Only one of the seven wonders of the ancient world still exists today: the great pyramid at Giza in Egypt. It is extraordinary for so many reasons: the imagination and team work needed to construct it; for its weight, size, for the engineering and accuracy with which it was built; the vision and the grandeur. Perhaps above all it is famous for the clarity of representation of the beliefs of life and death which it presents and it is the most immediately recognisable symbol of a sophisticated civilisation enduring for over twice as long as ours. The pyramid remains awe-inspiring.

Every visitor to it has almost the same reaction. They stare up at it, walk along a side or two and then step back in wonder again. The braver ones clamber up to explore the tunnel inside it which leads to the central chamber where once the mummified remains of the Pharaoh Khufu lay (it was robbed long ago). I think most of us understand why it might have been constructed, but perhaps the more mysterious question and elusive answer is how was it built. The pyramid is built of an estimated 2 million blocks. most of which weigh between 2 and 10 tonnes, although some are ten times that size.

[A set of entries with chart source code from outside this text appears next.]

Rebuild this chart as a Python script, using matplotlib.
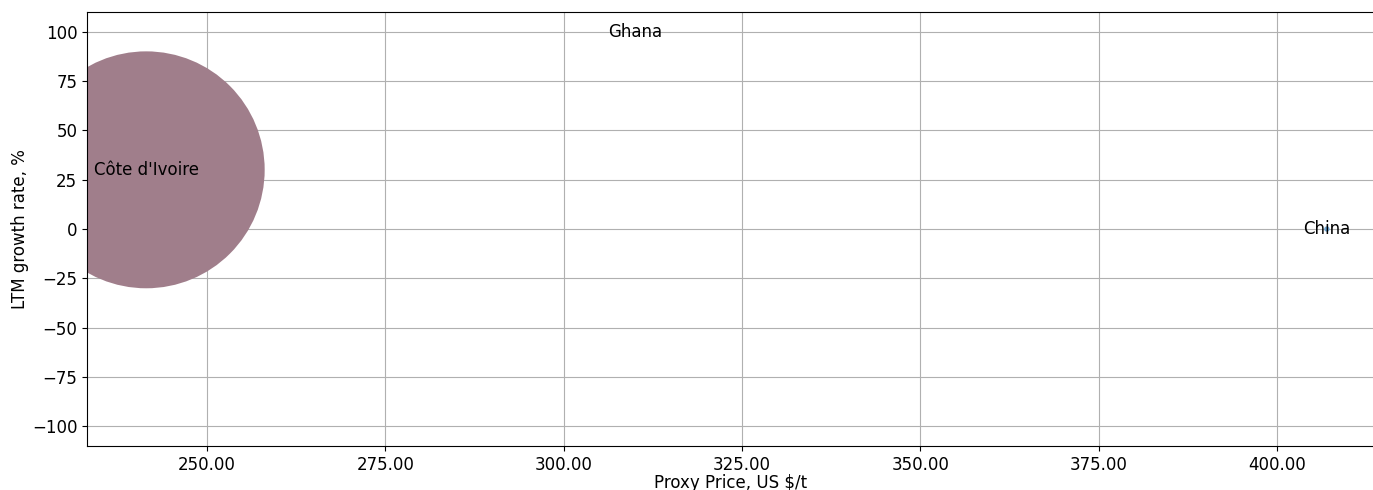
import numpy as np
import matplotlib
matplotlib.use('Agg')
import matplotlib.pyplot as plt
from matplotlib.ticker import FormatStrFormatter

countries = ['Côte d\'Ivoire', 'Ghana', 'China']
proxy_price = [241.5, 310.0, 407.0]
growth_rate = [30.0, 100.0, 0.0]
volume = [4850.0, 0.0, 2.5]
colors = ['#a07e8b', '#a07e8b', '#6fa8d6']

x_ticks = [250, 275, 300, 325, 350, 375, 400]
y_ticks = [-100, -75, -50, -25, 0, 25, 50, 75, 100]

fig = plt.figure(figsize=(13.73, 4.9), dpi=100)
ax = fig.add_axes([87 / 1373, 44 / 490, 1287 / 1373, 434 / 490])

ax.scatter(proxy_price, growth_rate, s=np.array(volume) * 6.0, c=colors,
           linewidths=0, zorder=2)
for name, x, y in zip(countries, proxy_price, growth_rate):
    ax.text(x, y, name, ha='center', va='center', fontsize=12, zorder=3)

ax.set_xlim(233.2, 413.6)
ax.set_ylim(-110, 110)
ax.set_xticks(x_ticks)
ax.set_yticks(y_ticks)
ax.xaxis.set_major_formatter(FormatStrFormatter('%.2f'))
ax.tick_params(labelsize=12)
ax.grid(True, color='#b0b0b0', linewidth=0.8, zorder=0)
ax.set_axisbelow(True)
ax.set_xlabel('Proxy Price, US $/t', fontsize=12, labelpad=0)
ax.set_ylabel('LTM growth rate, %', fontsize=12, labelpad=2)

fig.savefig('out.png', dpi=100)
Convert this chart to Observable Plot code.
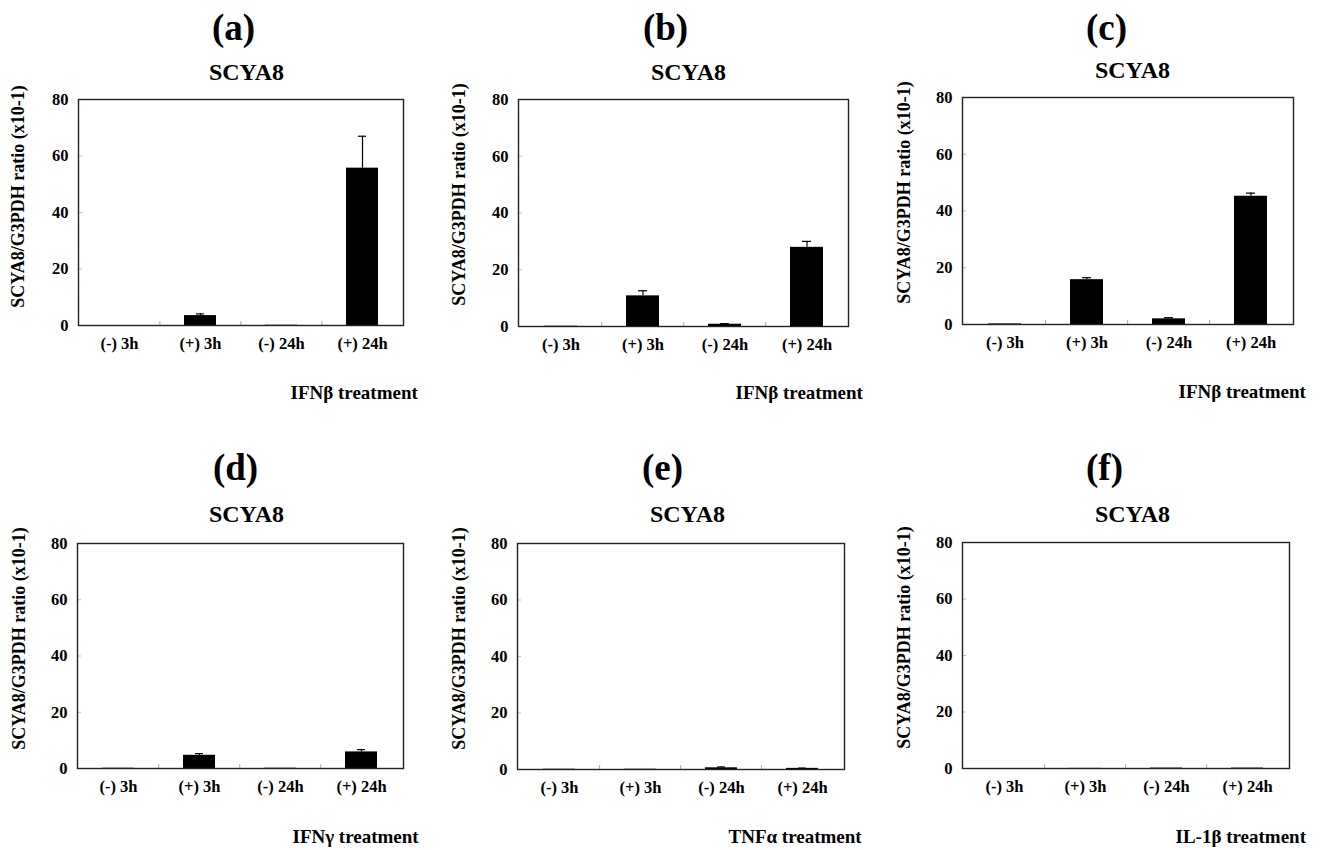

In addition, the blocks of stone had to be moved long distances. One of the comments I often make when showing some of the photos taken by the 5th Earl of Carnarvon in Egypt during his excavations in Egypt is that such scenes are a unique record of a landscape that has now changed. Since time immemorial, the annual flooding of the Nile was vital to the Egyptian economy bringing both water and fertility in the form of the silt that was deposited to a land with little rainfall. In turn, this dictated when agricultural work could be done, how much food would be produced that year and when the residents just had to pull back and wait for the waters to subside.

Today, the course of the river Nile is far more modest and its old strength curtailed and controlled by the Aswan dam and the barrage at Esna. However, it has been proved, for example, that the obelisks for the famous temples of Karnak or Luxor were quarried far to the south of Egypt and journeyed hundreds of miles to get to their destinations. Maybe the secret was to quarry the rock out using water pressure to force the stone and then wait for the waters to rise before moving anything. During high floods it would be possible to bring the stone blocks very close to a construction site and to use the nearby silt deposits to raise platforms around the building works in order to raise the stone higher.

Every year thereafter it would be a herculean task to keep raising the mud brick sides to create a route up which blocks could be hauled but, nevertheless, the Nile would have done the heavy lifting at least for the initial stages.

The course of the Nile has also changed over the millennia both by nature as well as man. If it was initially a route by which buildings could be created, then it could also then be channelled and diverted away from them in later years to keep the foundations of the new buildings intact.

Having used stone blocks to build the pyramid, the sides were then encased in a white limestone smoothed to gleam like silvery mirrored marble in the sunlight – perhaps to light the way to the life eternal or perhaps, like the huge Gothic cathedrals of medieval Europe to emphasis the distance between the mortal plain and heaven. As a race, humans seem to be drawn to horizons, to look up and search for what we cannot find in front of us.

The pyramids both combine the desire to look up and yet mark a sense of place, they are bound to the earth on which they are built, some of the heaviest structures ever built on this earth.